* **Challenge**:
In the records below, find the line that contains "Clone this diagram in TikZ." and the line that contains "fig = go.Figure()". Set down exactly those lines and every line between them, and nothing more.

* **Dataset records**:

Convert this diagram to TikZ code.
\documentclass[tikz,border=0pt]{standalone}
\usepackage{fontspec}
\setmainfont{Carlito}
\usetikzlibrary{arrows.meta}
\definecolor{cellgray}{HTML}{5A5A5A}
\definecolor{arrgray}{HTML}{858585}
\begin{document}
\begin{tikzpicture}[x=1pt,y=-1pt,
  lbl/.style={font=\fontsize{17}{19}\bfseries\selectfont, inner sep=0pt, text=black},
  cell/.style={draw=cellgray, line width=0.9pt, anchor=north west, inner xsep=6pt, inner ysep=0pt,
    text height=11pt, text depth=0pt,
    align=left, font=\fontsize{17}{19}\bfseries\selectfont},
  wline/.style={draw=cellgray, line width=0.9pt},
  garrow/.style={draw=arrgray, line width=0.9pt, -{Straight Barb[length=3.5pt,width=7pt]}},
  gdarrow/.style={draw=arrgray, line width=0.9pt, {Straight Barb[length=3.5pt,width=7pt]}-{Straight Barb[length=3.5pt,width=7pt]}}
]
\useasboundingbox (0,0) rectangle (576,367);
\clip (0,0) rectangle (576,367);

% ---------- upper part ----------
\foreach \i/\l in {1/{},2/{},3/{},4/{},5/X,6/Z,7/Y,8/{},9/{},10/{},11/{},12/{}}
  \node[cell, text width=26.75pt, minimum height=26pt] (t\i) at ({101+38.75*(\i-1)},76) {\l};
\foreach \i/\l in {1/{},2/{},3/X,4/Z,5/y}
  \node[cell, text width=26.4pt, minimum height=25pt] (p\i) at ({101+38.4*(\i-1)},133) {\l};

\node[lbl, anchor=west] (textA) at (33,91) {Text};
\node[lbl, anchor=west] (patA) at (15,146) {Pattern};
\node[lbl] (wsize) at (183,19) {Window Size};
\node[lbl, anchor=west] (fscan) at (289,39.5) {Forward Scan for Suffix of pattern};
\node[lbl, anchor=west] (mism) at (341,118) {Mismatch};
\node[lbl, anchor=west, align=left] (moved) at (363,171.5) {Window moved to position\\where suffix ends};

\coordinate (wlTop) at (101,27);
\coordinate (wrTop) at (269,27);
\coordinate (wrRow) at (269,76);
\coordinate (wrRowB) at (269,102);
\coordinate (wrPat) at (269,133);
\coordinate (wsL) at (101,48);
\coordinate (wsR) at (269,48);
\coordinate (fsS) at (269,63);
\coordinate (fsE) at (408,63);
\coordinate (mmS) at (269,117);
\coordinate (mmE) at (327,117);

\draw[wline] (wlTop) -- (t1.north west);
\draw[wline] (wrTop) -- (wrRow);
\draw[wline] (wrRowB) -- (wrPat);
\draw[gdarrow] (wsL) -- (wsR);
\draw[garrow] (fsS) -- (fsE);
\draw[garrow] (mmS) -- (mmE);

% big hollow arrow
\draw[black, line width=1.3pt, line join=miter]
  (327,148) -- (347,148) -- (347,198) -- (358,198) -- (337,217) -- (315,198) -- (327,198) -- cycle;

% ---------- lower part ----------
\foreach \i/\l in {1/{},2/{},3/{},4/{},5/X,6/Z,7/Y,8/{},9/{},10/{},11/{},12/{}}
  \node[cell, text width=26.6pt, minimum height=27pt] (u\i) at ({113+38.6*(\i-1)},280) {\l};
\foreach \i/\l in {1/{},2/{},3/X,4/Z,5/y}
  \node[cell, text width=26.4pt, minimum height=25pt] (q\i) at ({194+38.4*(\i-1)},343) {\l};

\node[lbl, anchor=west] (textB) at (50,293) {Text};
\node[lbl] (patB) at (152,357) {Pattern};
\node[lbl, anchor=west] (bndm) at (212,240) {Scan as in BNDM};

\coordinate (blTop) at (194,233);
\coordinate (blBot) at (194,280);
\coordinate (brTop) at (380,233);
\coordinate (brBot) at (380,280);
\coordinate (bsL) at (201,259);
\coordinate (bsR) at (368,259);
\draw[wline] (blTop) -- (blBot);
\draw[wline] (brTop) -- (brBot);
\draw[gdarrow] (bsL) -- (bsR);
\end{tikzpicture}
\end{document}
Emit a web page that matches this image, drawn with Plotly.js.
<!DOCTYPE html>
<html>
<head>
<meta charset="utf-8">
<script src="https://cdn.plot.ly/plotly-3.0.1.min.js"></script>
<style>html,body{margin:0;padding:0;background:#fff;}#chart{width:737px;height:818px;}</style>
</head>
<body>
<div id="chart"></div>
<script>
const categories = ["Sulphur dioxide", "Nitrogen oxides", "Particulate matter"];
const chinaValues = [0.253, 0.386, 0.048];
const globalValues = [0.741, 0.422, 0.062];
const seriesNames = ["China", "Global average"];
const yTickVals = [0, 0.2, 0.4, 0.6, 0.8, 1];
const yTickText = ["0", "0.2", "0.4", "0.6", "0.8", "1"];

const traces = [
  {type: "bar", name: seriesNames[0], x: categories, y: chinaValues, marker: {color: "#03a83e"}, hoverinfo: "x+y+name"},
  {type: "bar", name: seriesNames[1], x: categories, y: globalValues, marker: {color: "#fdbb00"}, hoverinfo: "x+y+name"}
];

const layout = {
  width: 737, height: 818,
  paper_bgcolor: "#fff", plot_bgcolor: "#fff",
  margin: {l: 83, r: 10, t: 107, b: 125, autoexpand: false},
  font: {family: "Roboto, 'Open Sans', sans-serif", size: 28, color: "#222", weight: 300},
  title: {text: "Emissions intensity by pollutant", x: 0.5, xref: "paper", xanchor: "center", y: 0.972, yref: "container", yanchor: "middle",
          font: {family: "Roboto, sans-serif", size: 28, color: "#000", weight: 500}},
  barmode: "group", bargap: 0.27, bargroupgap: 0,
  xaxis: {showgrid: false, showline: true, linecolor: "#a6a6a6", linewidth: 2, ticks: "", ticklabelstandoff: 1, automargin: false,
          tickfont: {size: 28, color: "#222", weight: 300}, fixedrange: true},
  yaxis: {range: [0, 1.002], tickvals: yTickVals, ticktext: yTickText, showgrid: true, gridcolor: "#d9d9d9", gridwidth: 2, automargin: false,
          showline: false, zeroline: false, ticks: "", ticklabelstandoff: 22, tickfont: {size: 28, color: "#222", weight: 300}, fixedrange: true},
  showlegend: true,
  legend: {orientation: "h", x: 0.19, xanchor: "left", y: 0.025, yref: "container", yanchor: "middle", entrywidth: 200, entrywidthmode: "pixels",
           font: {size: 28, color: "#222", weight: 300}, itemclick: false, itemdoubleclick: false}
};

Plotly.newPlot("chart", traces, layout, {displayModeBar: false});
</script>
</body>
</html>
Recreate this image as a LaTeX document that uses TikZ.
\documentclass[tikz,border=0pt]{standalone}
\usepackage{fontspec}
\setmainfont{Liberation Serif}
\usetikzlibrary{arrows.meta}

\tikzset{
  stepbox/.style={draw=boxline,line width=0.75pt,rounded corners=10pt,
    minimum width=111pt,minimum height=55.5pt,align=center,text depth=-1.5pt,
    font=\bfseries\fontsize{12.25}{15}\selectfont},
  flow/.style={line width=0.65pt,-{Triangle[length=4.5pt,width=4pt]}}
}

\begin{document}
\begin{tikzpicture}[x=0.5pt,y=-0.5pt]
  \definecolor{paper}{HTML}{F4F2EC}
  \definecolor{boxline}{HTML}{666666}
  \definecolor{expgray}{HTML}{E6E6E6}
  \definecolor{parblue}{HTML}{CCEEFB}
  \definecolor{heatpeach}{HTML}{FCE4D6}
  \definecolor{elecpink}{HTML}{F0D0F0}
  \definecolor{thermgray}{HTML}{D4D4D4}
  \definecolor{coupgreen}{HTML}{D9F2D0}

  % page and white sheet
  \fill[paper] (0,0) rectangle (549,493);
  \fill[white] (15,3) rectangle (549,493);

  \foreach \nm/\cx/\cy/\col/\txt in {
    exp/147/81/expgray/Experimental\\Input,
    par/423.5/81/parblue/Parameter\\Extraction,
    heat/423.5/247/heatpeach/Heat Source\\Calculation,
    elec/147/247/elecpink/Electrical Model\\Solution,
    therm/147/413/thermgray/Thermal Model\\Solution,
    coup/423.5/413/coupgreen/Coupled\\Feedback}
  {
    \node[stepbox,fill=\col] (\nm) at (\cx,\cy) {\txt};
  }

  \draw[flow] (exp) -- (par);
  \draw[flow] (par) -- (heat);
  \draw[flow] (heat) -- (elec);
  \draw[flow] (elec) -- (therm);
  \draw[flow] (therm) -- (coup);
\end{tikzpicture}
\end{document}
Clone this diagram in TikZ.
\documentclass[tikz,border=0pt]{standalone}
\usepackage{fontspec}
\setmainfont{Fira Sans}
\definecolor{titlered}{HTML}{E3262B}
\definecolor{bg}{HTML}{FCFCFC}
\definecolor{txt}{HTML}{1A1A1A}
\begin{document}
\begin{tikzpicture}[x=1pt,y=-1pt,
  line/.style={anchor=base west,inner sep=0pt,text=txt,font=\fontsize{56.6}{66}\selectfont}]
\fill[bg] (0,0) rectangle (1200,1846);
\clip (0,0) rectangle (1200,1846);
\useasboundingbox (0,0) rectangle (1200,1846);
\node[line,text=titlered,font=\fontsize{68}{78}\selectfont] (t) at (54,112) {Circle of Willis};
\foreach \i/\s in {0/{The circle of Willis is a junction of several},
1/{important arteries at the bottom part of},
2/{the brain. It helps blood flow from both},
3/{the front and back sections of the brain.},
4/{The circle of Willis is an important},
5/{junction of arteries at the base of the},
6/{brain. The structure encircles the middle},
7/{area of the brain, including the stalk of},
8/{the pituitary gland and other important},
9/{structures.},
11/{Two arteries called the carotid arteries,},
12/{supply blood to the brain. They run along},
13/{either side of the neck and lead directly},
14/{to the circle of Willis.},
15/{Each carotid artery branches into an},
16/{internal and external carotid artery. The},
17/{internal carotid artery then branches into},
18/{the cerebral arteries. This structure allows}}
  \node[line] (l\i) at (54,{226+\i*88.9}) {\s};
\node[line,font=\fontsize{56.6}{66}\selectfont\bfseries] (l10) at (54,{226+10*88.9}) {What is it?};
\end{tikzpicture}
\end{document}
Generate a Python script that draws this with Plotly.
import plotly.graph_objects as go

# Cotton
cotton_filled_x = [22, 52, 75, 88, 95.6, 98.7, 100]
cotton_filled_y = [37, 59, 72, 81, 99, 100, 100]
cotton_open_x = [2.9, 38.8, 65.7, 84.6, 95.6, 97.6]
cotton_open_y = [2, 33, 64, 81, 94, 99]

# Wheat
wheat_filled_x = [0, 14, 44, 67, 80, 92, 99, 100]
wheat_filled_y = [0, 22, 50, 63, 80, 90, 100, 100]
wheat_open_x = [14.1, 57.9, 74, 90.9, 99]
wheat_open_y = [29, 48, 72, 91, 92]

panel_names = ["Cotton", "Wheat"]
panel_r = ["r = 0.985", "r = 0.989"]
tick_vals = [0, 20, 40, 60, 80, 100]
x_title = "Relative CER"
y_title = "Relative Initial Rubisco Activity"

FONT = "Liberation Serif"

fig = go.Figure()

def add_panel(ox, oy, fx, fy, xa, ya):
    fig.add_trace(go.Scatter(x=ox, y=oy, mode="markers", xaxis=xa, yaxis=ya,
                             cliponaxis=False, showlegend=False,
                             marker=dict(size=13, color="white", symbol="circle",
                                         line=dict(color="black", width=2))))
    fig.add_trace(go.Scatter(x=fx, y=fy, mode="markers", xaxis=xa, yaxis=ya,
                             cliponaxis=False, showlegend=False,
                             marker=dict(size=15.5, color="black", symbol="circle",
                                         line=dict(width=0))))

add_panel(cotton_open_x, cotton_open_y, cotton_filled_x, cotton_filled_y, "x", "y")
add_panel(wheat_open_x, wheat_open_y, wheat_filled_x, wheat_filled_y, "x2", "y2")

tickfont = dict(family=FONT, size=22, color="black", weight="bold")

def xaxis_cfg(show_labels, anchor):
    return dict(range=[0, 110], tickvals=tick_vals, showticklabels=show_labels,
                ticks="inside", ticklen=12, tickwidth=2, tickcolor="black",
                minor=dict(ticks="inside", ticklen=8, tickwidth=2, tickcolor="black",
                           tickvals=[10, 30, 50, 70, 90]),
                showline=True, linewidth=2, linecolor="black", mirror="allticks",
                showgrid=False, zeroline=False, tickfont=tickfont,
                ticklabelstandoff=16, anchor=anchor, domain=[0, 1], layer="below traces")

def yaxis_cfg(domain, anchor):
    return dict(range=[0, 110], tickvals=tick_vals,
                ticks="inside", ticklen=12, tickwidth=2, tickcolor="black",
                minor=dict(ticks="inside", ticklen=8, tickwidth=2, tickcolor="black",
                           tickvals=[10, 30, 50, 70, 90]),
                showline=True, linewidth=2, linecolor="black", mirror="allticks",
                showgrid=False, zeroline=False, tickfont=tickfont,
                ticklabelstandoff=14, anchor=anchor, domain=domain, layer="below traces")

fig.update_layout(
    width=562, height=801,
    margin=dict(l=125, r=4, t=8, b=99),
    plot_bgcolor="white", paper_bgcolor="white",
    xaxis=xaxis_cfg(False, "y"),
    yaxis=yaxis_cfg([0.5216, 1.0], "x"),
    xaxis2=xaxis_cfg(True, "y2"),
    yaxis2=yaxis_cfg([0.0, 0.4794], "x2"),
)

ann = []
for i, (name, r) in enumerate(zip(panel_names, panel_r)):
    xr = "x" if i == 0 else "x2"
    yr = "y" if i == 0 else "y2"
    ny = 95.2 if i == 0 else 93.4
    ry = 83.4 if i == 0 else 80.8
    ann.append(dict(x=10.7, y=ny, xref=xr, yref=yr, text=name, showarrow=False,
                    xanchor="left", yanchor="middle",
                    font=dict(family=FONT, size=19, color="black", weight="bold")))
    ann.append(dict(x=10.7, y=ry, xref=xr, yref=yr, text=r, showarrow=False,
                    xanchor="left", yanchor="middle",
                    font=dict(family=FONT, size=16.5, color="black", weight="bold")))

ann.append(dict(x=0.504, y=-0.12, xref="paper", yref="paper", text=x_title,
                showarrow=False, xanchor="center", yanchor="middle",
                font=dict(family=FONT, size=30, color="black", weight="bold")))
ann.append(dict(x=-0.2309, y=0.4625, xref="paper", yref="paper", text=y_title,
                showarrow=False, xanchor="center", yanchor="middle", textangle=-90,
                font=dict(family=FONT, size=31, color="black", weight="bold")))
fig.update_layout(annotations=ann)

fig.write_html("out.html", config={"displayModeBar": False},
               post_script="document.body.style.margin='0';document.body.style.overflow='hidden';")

* **Answer to this exercise**:
Clone this diagram in TikZ.
\documentclass[tikz,border=0pt]{standalone}
\usepackage{fontspec}
\setmainfont{Fira Sans}
\definecolor{titlered}{HTML}{E3262B}
\definecolor{bg}{HTML}{FCFCFC}
\definecolor{txt}{HTML}{1A1A1A}
\begin{document}
\begin{tikzpicture}[x=1pt,y=-1pt,
  line/.style={anchor=base west,inner sep=0pt,text=txt,font=\fontsize{56.6}{66}\selectfont}]
\fill[bg] (0,0) rectangle (1200,1846);
\clip (0,0) rectangle (1200,1846);
\useasboundingbox (0,0) rectangle (1200,1846);
\node[line,text=titlered,font=\fontsize{68}{78}\selectfont] (t) at (54,112) {Circle of Willis};
\foreach \i/\s in {0/{The circle of Willis is a junction of several},
1/{important arteries at the bottom part of},
2/{the brain. It helps blood flow from both},
3/{the front and back sections of the brain.},
4/{The circle of Willis is an important},
5/{junction of arteries at the base of the},
6/{brain. The structure encircles the middle},
7/{area of the brain, including the stalk of},
8/{the pituitary gland and other important},
9/{structures.},
11/{Two arteries called the carotid arteries,},
12/{supply blood to the brain. They run along},
13/{either side of the neck and lead directly},
14/{to the circle of Willis.},
15/{Each carotid artery branches into an},
16/{internal and external carotid artery. The},
17/{internal carotid artery then branches into},
18/{the cerebral arteries. This structure allows}}
  \node[line] (l\i) at (54,{226+\i*88.9}) {\s};
\node[line,font=\fontsize{56.6}{66}\selectfont\bfseries] (l10) at (54,{226+10*88.9}) {What is it?};
\end{tikzpicture}
\end{document}
Generate a Python script that draws this with Plotly.
import plotly.graph_objects as go

# Cotton
cotton_filled_x = [22, 52, 75, 88, 95.6, 98.7, 100]
cotton_filled_y = [37, 59, 72, 81, 99, 100, 100]
cotton_open_x = [2.9, 38.8, 65.7, 84.6, 95.6, 97.6]
cotton_open_y = [2, 33, 64, 81, 94, 99]

# Wheat
wheat_filled_x = [0, 14, 44, 67, 80, 92, 99, 100]
wheat_filled_y = [0, 22, 50, 63, 80, 90, 100, 100]
wheat_open_x = [14.1, 57.9, 74, 90.9, 99]
wheat_open_y = [29, 48, 72, 91, 92]

panel_names = ["Cotton", "Wheat"]
panel_r = ["r = 0.985", "r = 0.989"]
tick_vals = [0, 20, 40, 60, 80, 100]
x_title = "Relative CER"
y_title = "Relative Initial Rubisco Activity"

FONT = "Liberation Serif"

fig = go.Figure()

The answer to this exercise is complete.